• Exercise instructions:
Write out the full listing exactly as given, minus the images.
'''
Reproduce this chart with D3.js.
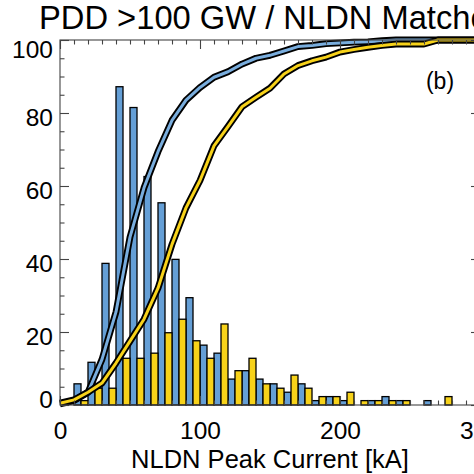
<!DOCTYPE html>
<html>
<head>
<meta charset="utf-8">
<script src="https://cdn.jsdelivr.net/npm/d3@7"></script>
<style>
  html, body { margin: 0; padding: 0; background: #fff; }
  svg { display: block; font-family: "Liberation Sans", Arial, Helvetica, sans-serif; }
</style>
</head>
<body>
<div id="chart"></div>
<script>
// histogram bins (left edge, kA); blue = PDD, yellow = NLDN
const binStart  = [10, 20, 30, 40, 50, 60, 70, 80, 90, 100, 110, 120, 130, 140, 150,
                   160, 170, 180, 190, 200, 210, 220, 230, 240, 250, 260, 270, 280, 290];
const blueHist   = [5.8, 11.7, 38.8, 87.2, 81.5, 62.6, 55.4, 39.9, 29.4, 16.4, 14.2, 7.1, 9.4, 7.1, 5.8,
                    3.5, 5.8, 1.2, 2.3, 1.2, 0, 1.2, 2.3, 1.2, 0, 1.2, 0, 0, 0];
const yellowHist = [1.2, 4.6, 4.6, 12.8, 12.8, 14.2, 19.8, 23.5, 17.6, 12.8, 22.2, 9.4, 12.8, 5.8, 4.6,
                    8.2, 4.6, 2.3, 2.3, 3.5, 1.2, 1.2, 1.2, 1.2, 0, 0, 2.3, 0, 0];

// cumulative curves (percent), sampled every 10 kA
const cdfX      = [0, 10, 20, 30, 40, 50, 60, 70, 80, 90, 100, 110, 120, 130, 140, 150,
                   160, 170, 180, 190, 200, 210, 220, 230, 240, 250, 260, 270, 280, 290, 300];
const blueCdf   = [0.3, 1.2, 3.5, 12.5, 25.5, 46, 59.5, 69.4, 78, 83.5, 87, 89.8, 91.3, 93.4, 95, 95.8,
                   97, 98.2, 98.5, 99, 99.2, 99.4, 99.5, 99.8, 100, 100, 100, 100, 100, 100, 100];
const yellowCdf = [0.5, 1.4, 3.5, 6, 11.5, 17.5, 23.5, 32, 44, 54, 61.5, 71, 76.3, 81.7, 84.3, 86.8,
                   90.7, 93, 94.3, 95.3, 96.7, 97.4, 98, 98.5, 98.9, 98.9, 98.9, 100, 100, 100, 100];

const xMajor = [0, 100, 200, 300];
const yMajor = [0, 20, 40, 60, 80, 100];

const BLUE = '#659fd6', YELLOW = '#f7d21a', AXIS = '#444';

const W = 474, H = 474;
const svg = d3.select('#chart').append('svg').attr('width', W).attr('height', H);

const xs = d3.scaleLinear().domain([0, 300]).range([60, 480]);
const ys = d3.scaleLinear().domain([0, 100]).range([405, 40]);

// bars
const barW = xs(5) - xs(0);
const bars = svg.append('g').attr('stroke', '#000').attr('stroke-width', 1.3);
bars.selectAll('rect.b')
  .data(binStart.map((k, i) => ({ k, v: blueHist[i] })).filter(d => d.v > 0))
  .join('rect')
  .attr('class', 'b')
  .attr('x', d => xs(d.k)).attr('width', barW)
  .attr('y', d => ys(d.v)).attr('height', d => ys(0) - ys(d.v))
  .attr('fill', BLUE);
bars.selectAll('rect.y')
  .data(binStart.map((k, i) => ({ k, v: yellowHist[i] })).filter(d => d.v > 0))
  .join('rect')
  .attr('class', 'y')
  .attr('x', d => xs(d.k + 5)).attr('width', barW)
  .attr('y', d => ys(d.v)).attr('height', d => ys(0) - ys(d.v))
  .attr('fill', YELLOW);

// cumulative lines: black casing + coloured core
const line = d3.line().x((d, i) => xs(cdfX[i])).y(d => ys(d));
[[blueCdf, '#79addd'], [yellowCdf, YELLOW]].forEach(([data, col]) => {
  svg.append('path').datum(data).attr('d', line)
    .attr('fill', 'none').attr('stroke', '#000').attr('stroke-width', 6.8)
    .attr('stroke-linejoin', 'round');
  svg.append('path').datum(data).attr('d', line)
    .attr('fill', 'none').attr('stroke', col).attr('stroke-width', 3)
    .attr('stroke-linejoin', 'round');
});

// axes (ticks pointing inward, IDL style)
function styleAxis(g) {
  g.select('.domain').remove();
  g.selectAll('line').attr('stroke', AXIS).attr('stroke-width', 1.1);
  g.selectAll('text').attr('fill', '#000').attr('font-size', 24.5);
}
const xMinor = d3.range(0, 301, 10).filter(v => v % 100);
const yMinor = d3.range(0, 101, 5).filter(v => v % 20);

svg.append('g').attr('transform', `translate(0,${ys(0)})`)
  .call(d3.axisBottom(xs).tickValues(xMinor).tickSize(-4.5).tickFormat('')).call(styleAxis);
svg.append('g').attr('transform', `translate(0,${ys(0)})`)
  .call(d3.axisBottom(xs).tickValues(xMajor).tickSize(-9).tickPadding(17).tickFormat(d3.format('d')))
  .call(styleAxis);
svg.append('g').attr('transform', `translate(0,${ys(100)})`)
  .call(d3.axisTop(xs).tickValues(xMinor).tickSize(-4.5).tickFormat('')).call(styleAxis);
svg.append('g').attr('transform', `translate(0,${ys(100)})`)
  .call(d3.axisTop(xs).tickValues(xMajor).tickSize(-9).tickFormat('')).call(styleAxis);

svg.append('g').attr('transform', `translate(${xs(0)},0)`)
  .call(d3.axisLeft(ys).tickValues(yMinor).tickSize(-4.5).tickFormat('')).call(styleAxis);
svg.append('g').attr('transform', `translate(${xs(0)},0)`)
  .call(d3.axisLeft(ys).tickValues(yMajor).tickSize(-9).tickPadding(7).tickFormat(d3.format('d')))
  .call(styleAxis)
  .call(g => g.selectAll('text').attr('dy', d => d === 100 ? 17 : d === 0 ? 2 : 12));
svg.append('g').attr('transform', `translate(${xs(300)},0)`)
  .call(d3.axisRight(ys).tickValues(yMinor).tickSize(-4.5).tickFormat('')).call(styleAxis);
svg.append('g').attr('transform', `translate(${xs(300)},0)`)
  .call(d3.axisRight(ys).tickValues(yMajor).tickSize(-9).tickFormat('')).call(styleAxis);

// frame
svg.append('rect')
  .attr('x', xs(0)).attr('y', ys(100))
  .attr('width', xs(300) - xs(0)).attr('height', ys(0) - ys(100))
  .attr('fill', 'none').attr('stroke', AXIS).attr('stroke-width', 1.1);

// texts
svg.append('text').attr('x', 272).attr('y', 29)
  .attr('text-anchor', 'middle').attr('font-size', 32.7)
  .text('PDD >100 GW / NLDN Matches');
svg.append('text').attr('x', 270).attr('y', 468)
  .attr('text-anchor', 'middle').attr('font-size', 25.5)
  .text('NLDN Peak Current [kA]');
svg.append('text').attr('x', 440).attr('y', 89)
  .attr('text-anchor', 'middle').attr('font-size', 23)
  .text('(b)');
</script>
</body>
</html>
'''
• Answer to the problem:
Reproduce this chart with D3.js.
<!DOCTYPE html>
<html>
<head>
<meta charset="utf-8">
<script src="https://cdn.jsdelivr.net/npm/d3@7"></script>
<style>
  html, body { margin: 0; padding: 0; background: #fff; }
  svg { display: block; font-family: "Liberation Sans", Arial, Helvetica, sans-serif; }
</style>
</head>
<body>
<div id="chart"></div>
<script>
// histogram bins (left edge, kA); blue = PDD, yellow = NLDN
const binStart  = [10, 20, 30, 40, 50, 60, 70, 80, 90, 100, 110, 120, 130, 140, 150,
                   160, 170, 180, 190, 200, 210, 220, 230, 240, 250, 260, 270, 280, 290];
const blueHist   = [5.8, 11.7, 38.8, 87.2, 81.5, 62.6, 55.4, 39.9, 29.4, 16.4, 14.2, 7.1, 9.4, 7.1, 5.8,
                    3.5, 5.8, 1.2, 2.3, 1.2, 0, 1.2, 2.3, 1.2, 0, 1.2, 0, 0, 0];
const yellowHist = [1.2, 4.6, 4.6, 12.8, 12.8, 14.2, 19.8, 23.5, 17.6, 12.8, 22.2, 9.4, 12.8, 5.8, 4.6,
                    8.2, 4.6, 2.3, 2.3, 3.5, 1.2, 1.2, 1.2, 1.2, 0, 0, 2.3, 0, 0];

// cumulative curves (percent), sampled every 10 kA
const cdfX      = [0, 10, 20, 30, 40, 50, 60, 70, 80, 90, 100, 110, 120, 130, 140, 150,
                   160, 170, 180, 190, 200, 210, 220, 230, 240, 250, 260, 270, 280, 290, 300];
const blueCdf   = [0.3, 1.2, 3.5, 12.5, 25.5, 46, 59.5, 69.4, 78, 83.5, 87, 89.8, 91.3, 93.4, 95, 95.8,
                   97, 98.2, 98.5, 99, 99.2, 99.4, 99.5, 99.8, 100, 100, 100, 100, 100, 100, 100];
const yellowCdf = [0.5, 1.4, 3.5, 6, 11.5, 17.5, 23.5, 32, 44, 54, 61.5, 71, 76.3, 81.7, 84.3, 86.8,
                   90.7, 93, 94.3, 95.3, 96.7, 97.4, 98, 98.5, 98.9, 98.9, 98.9, 100, 100, 100, 100];

const xMajor = [0, 100, 200, 300];
const yMajor = [0, 20, 40, 60, 80, 100];

const BLUE = '#659fd6', YELLOW = '#f7d21a', AXIS = '#444';

const W = 474, H = 474;
const svg = d3.select('#chart').append('svg').attr('width', W).attr('height', H);

const xs = d3.scaleLinear().domain([0, 300]).range([60, 480]);
const ys = d3.scaleLinear().domain([0, 100]).range([405, 40]);

// bars
const barW = xs(5) - xs(0);
const bars = svg.append('g').attr('stroke', '#000').attr('stroke-width', 1.3);
bars.selectAll('rect.b')
  .data(binStart.map((k, i) => ({ k, v: blueHist[i] })).filter(d => d.v > 0))
  .join('rect')
  .attr('class', 'b')
  .attr('x', d => xs(d.k)).attr('width', barW)
  .attr('y', d => ys(d.v)).attr('height', d => ys(0) - ys(d.v))
  .attr('fill', BLUE);
bars.selectAll('rect.y')
  .data(binStart.map((k, i) => ({ k, v: yellowHist[i] })).filter(d => d.v > 0))
  .join('rect')
  .attr('class', 'y')
  .attr('x', d => xs(d.k + 5)).attr('width', barW)
  .attr('y', d => ys(d.v)).attr('height', d => ys(0) - ys(d.v))
  .attr('fill', YELLOW);

// cumulative lines: black casing + coloured core
const line = d3.line().x((d, i) => xs(cdfX[i])).y(d => ys(d));
[[blueCdf, '#79addd'], [yellowCdf, YELLOW]].forEach(([data, col]) => {
  svg.append('path').datum(data).attr('d', line)
    .attr('fill', 'none').attr('stroke', '#000').attr('stroke-width', 6.8)
    .attr('stroke-linejoin', 'round');
  svg.append('path').datum(data).attr('d', line)
    .attr('fill', 'none').attr('stroke', col).attr('stroke-width', 3)
    .attr('stroke-linejoin', 'round');
});

// axes (ticks pointing inward, IDL style)
function styleAxis(g) {
  g.select('.domain').remove();
  g.selectAll('line').attr('stroke', AXIS).attr('stroke-width', 1.1);
  g.selectAll('text').attr('fill', '#000').attr('font-size', 24.5);
}
const xMinor = d3.range(0, 301, 10).filter(v => v % 100);
const yMinor = d3.range(0, 101, 5).filter(v => v % 20);

svg.append('g').attr('transform', `translate(0,${ys(0)})`)
  .call(d3.axisBottom(xs).tickValues(xMinor).tickSize(-4.5).tickFormat('')).call(styleAxis);
svg.append('g').attr('transform', `translate(0,${ys(0)})`)
  .call(d3.axisBottom(xs).tickValues(xMajor).tickSize(-9).tickPadding(17).tickFormat(d3.format('d')))
  .call(styleAxis);
svg.append('g').attr('transform', `translate(0,${ys(100)})`)
  .call(d3.axisTop(xs).tickValues(xMinor).tickSize(-4.5).tickFormat('')).call(styleAxis);
svg.append('g').attr('transform', `translate(0,${ys(100)})`)
  .call(d3.axisTop(xs).tickValues(xMajor).tickSize(-9).tickFormat('')).call(styleAxis);

svg.append('g').attr('transform', `translate(${xs(0)},0)`)
  .call(d3.axisLeft(ys).tickValues(yMinor).tickSize(-4.5).tickFormat('')).call(styleAxis);
svg.append('g').attr('transform', `translate(${xs(0)},0)`)
  .call(d3.axisLeft(ys).tickValues(yMajor).tickSize(-9).tickPadding(7).tickFormat(d3.format('d')))
  .call(styleAxis)
  .call(g => g.selectAll('text').attr('dy', d => d === 100 ? 17 : d === 0 ? 2 : 12));
svg.append('g').attr('transform', `translate(${xs(300)},0)`)
  .call(d3.axisRight(ys).tickValues(yMinor).tickSize(-4.5).tickFormat('')).call(styleAxis);
svg.append('g').attr('transform', `translate(${xs(300)},0)`)
  .call(d3.axisRight(ys).tickValues(yMajor).tickSize(-9).tickFormat('')).call(styleAxis);

// frame
svg.append('rect')
  .attr('x', xs(0)).attr('y', ys(100))
  .attr('width', xs(300) - xs(0)).attr('height', ys(0) - ys(100))
  .attr('fill', 'none').attr('stroke', AXIS).attr('stroke-width', 1.1);

// texts
svg.append('text').attr('x', 272).attr('y', 29)
  .attr('text-anchor', 'middle').attr('font-size', 32.7)
  .text('PDD >100 GW / NLDN Matches');
svg.append('text').attr('x', 270).attr('y', 468)
  .attr('text-anchor', 'middle').attr('font-size', 25.5)
  .text('NLDN Peak Current [kA]');
svg.append('text').attr('x', 440).attr('y', 89)
  .attr('text-anchor', 'middle').attr('font-size', 23)
  .text('(b)');
</script>
</body>
</html>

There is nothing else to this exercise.